* [TO DO]:
Each line that contains the word "this" counts once; give the total for the records below and nothing else.

[Figure scripts]

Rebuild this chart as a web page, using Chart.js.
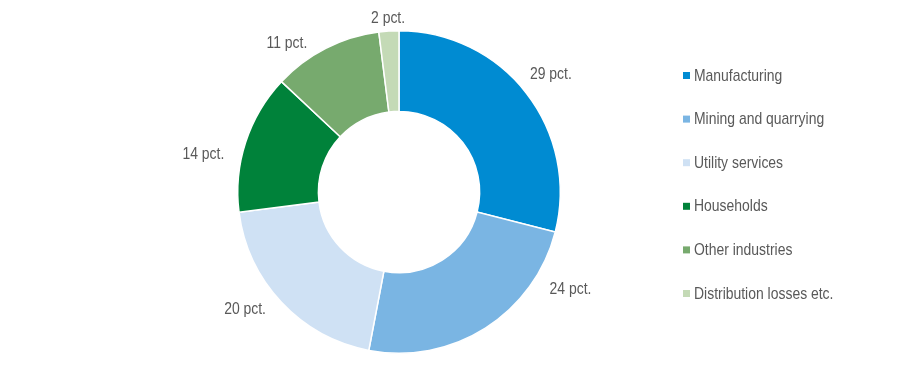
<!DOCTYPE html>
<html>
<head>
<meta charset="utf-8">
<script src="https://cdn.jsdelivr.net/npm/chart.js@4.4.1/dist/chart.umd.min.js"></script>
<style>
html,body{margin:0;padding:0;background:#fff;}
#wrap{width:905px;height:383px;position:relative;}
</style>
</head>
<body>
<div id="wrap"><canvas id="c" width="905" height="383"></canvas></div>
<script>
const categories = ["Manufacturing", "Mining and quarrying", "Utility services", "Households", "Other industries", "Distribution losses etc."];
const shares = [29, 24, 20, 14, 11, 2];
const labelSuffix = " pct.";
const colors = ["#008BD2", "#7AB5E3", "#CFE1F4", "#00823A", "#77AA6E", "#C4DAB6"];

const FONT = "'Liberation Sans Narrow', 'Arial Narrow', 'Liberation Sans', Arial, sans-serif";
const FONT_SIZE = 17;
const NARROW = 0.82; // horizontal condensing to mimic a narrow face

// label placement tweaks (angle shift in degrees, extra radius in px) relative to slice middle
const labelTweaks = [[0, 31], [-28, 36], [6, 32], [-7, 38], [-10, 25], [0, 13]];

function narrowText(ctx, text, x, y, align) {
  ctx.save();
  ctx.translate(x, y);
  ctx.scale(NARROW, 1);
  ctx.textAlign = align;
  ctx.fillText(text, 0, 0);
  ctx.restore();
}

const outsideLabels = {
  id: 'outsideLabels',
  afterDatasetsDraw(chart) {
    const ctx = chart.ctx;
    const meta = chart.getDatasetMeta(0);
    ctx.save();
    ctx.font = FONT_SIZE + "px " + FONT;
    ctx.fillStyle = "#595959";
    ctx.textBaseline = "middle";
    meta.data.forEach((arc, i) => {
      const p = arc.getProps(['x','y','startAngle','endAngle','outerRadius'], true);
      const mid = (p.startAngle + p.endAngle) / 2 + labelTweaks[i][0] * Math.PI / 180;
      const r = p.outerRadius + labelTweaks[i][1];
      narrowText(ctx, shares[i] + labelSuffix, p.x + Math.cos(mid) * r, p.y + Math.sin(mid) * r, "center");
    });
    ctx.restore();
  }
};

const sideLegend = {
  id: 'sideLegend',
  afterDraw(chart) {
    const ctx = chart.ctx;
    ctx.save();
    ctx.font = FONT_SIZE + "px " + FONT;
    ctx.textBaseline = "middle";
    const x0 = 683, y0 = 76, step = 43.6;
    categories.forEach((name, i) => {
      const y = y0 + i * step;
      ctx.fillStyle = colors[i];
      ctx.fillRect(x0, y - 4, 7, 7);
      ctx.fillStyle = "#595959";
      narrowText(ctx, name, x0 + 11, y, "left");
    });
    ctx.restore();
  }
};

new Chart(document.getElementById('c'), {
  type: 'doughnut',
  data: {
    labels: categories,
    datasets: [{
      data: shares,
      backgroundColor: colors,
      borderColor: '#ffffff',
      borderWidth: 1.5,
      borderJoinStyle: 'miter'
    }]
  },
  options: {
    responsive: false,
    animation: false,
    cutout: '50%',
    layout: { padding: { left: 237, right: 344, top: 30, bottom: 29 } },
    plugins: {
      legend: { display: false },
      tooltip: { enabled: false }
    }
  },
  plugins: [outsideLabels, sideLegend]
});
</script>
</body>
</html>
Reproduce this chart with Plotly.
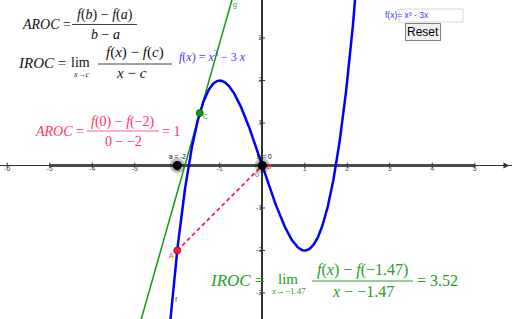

* [WRITTEN SOLUTION]:
2